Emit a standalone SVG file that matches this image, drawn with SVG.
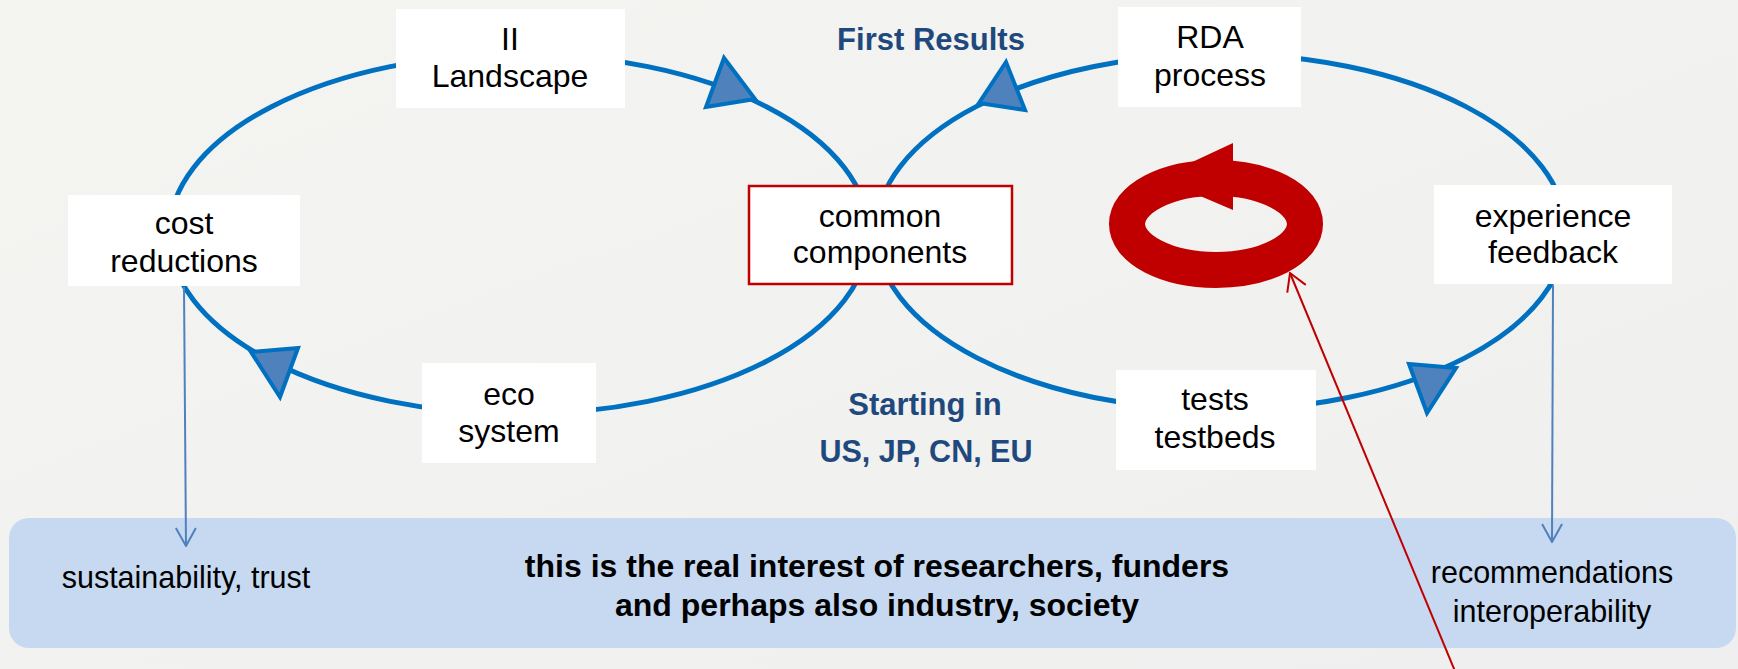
<svg xmlns="http://www.w3.org/2000/svg" width="1738" height="669" viewBox="0 0 1738 669">
<style>
.box{fill:#ffffff;}
.t{font-family:"Liberation Sans",Arial,sans-serif;font-size:32px;fill:#000;text-anchor:middle;}
.s{font-family:"Liberation Sans",Arial,sans-serif;font-size:30.5px;fill:#000;text-anchor:middle;}
.b{font-family:"Liberation Sans",Arial,sans-serif;font-weight:bold;font-size:32px;fill:#000;text-anchor:middle;}
.lab{font-family:"Liberation Sans",Arial,sans-serif;font-weight:bold;font-size:31px;fill:#1f497d;text-anchor:middle;}
.loop{fill:none;stroke:#0070c0;stroke-width:5;}
.tri{fill:#4f81bd;stroke:#0070c0;stroke-width:4;stroke-linejoin:miter;}
.thin{fill:none;stroke:#4f81bd;stroke-width:2;}
.red{fill:none;stroke:#c00000;stroke-width:2;}
</style>
<defs>
<linearGradient id="bg" x1="0" y1="0" x2="1" y2="1">
<stop offset="0" stop-color="#f4f4f1"/>
<stop offset="1" stop-color="#efefef"/>
</linearGradient>
<marker id="ab" markerUnits="userSpaceOnUse" viewBox="0 0 20 22" refX="19" refY="11" markerWidth="20" markerHeight="22" orient="auto">
<path d="M1,1 L19,11 L1,21" fill="none" stroke="#4f81bd" stroke-width="2"/>
</marker>
<marker id="ar" markerUnits="userSpaceOnUse" viewBox="0 0 20 22" refX="19" refY="11" markerWidth="20" markerHeight="22" orient="auto">
<path d="M2,1 L19,11 L2,21" fill="none" stroke="#c00000" stroke-width="2"/>
</marker>
</defs>
<rect x="0" y="0" width="1738" height="669" fill="url(#bg)"/>

<g id="band">
<rect x="9" y="518" width="1727" height="130" rx="20" ry="20" fill="#c6d9f0"/>
<text class="s" x="186" y="588">sustainability, trust</text>
<text class="b" x="877" y="577">this is the real interest of researchers, funders</text>
<text class="b" x="877" y="616">and perhaps also industry, society</text>
<text class="s" x="1552" y="583">recommendations</text>
<text class="s" x="1552" y="622">interoperability</text>
</g>

<g id="loops">
<ellipse class="loop" cx="519" cy="234" rx="350" ry="180"/>
<ellipse class="loop" cx="1221" cy="232" rx="345" ry="178"/>
<polygon class="tri" points="724,58 706,107 755,99"/>
<polygon class="tri" points="251,352 298,348 280,397"/>
<polygon class="tri" points="1006,62 979,103 1025,110"/>
<polygon class="tri" points="1409,364 1456,368 1427,413"/>
</g>

<g id="labels">
<text class="lab" x="931" y="50" font-size="31.5">First Results</text>
<text class="lab" x="925" y="415">Starting in</text>
<text class="lab" x="926" y="462" style="font-size:30.5px">US, JP, CN, EU</text>
</g>

<g id="cycle-icon">
<ellipse cx="1216" cy="224" rx="89" ry="46" fill="none" stroke="#c00000" stroke-width="36"/>
<polygon points="1233,143 1158,178 1233,210" fill="#c00000"/>
</g>

<g id="node-landscape">
<rect class="box" x="396" y="9" width="229" height="99"/>
<text class="t" x="510" y="50">II</text>
<text class="t" x="510" y="87">Landscape</text>
</g>

<g id="node-rda">
<rect class="box" x="1118" y="7" width="183" height="100"/>
<text class="t" x="1210" y="48">RDA</text>
<text class="t" x="1210" y="86">process</text>
</g>

<g id="node-cost">
<rect class="box" x="68" y="195" width="232" height="91"/>
<text class="t" x="184" y="234">cost</text>
<text class="t" x="184" y="272">reductions</text>
</g>

<g id="node-common">
<rect x="749" y="186" width="263" height="98" fill="#ffffff" stroke="#c00000" stroke-width="2.5"/>
<text class="t" x="880" y="227">common</text>
<text class="t" x="880" y="263">components</text>
</g>

<g id="node-experience">
<rect class="box" x="1434" y="185" width="238" height="99"/>
<text class="t" x="1553" y="227">experience</text>
<text class="t" x="1553" y="263">feedback</text>
</g>

<g id="node-eco">
<rect class="box" x="422" y="363" width="174" height="100"/>
<text class="t" x="509" y="405">eco</text>
<text class="t" x="509" y="442">system</text>
</g>

<g id="node-tests">
<rect class="box" x="1116" y="370" width="200" height="100"/>
<text class="t" x="1215" y="410">tests</text>
<text class="t" x="1215" y="448">testbeds</text>
</g>

<g id="connectors">
<line class="thin" x1="184" y1="287" x2="186" y2="546" marker-end="url(#ab)"/>
<line class="thin" x1="1553" y1="285" x2="1552" y2="542" marker-end="url(#ab)"/>
<line class="red" x1="1457" y1="676" x2="1290" y2="273" marker-end="url(#ar)"/>
</g>
</svg>
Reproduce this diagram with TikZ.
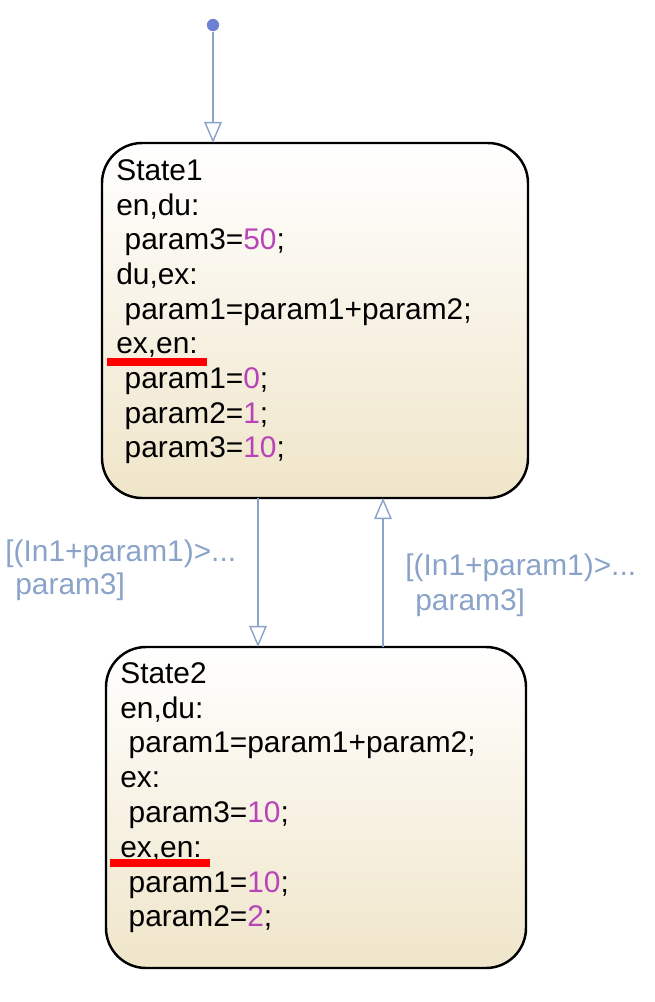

——

All of the material above should be reproduced exactly, except the pictures.

• _FINAL RESULT_
Emit a standalone SVG file that matches this image, drawn with SVG.
<svg xmlns="http://www.w3.org/2000/svg" width="1738" height="669" viewBox="0 0 1738 669">
<style>
.box{fill:#ffffff;}
.t{font-family:"Liberation Sans",Arial,sans-serif;font-size:32px;fill:#000;text-anchor:middle;}
.s{font-family:"Liberation Sans",Arial,sans-serif;font-size:30.5px;fill:#000;text-anchor:middle;}
.b{font-family:"Liberation Sans",Arial,sans-serif;font-weight:bold;font-size:32px;fill:#000;text-anchor:middle;}
.lab{font-family:"Liberation Sans",Arial,sans-serif;font-weight:bold;font-size:31px;fill:#1f497d;text-anchor:middle;}
.loop{fill:none;stroke:#0070c0;stroke-width:5;}
.tri{fill:#4f81bd;stroke:#0070c0;stroke-width:4;stroke-linejoin:miter;}
.thin{fill:none;stroke:#4f81bd;stroke-width:2;}
.red{fill:none;stroke:#c00000;stroke-width:2;}
</style>
<defs>
<linearGradient id="bg" x1="0" y1="0" x2="1" y2="1">
<stop offset="0" stop-color="#f4f4f1"/>
<stop offset="1" stop-color="#efefef"/>
</linearGradient>
<marker id="ab" markerUnits="userSpaceOnUse" viewBox="0 0 20 22" refX="19" refY="11" markerWidth="20" markerHeight="22" orient="auto">
<path d="M1,1 L19,11 L1,21" fill="none" stroke="#4f81bd" stroke-width="2"/>
</marker>
<marker id="ar" markerUnits="userSpaceOnUse" viewBox="0 0 20 22" refX="19" refY="11" markerWidth="20" markerHeight="22" orient="auto">
<path d="M2,1 L19,11 L2,21" fill="none" stroke="#c00000" stroke-width="2"/>
</marker>
</defs>
<rect x="0" y="0" width="1738" height="669" fill="url(#bg)"/>

<g id="band">
<rect x="9" y="518" width="1727" height="130" rx="20" ry="20" fill="#c6d9f0"/>
<text class="s" x="186" y="588">sustainability, trust</text>
<text class="b" x="877" y="577">this is the real interest of researchers, funders</text>
<text class="b" x="877" y="616">and perhaps also industry, society</text>
<text class="s" x="1552" y="583">recommendations</text>
<text class="s" x="1552" y="622">interoperability</text>
</g>

<g id="loops">
<ellipse class="loop" cx="519" cy="234" rx="350" ry="180"/>
<ellipse class="loop" cx="1221" cy="232" rx="345" ry="178"/>
<polygon class="tri" points="724,58 706,107 755,99"/>
<polygon class="tri" points="251,352 298,348 280,397"/>
<polygon class="tri" points="1006,62 979,103 1025,110"/>
<polygon class="tri" points="1409,364 1456,368 1427,413"/>
</g>

<g id="labels">
<text class="lab" x="931" y="50" font-size="31.5">First Results</text>
<text class="lab" x="925" y="415">Starting in</text>
<text class="lab" x="926" y="462" style="font-size:30.5px">US, JP, CN, EU</text>
</g>

<g id="cycle-icon">
<ellipse cx="1216" cy="224" rx="89" ry="46" fill="none" stroke="#c00000" stroke-width="36"/>
<polygon points="1233,143 1158,178 1233,210" fill="#c00000"/>
</g>

<g id="node-landscape">
<rect class="box" x="396" y="9" width="229" height="99"/>
<text class="t" x="510" y="50">II</text>
<text class="t" x="510" y="87">Landscape</text>
</g>

<g id="node-rda">
<rect class="box" x="1118" y="7" width="183" height="100"/>
<text class="t" x="1210" y="48">RDA</text>
<text class="t" x="1210" y="86">process</text>
</g>

<g id="node-cost">
<rect class="box" x="68" y="195" width="232" height="91"/>
<text class="t" x="184" y="234">cost</text>
<text class="t" x="184" y="272">reductions</text>
</g>

<g id="node-common">
<rect x="749" y="186" width="263" height="98" fill="#ffffff" stroke="#c00000" stroke-width="2.5"/>
<text class="t" x="880" y="227">common</text>
<text class="t" x="880" y="263">components</text>
</g>

<g id="node-experience">
<rect class="box" x="1434" y="185" width="238" height="99"/>
<text class="t" x="1553" y="227">experience</text>
<text class="t" x="1553" y="263">feedback</text>
</g>

<g id="node-eco">
<rect class="box" x="422" y="363" width="174" height="100"/>
<text class="t" x="509" y="405">eco</text>
<text class="t" x="509" y="442">system</text>
</g>

<g id="node-tests">
<rect class="box" x="1116" y="370" width="200" height="100"/>
<text class="t" x="1215" y="410">tests</text>
<text class="t" x="1215" y="448">testbeds</text>
</g>

<g id="connectors">
<line class="thin" x1="184" y1="287" x2="186" y2="546" marker-end="url(#ab)"/>
<line class="thin" x1="1553" y1="285" x2="1552" y2="542" marker-end="url(#ab)"/>
<line class="red" x1="1457" y1="676" x2="1290" y2="273" marker-end="url(#ar)"/>
</g>
</svg>
Reproduce this diagram with TikZ.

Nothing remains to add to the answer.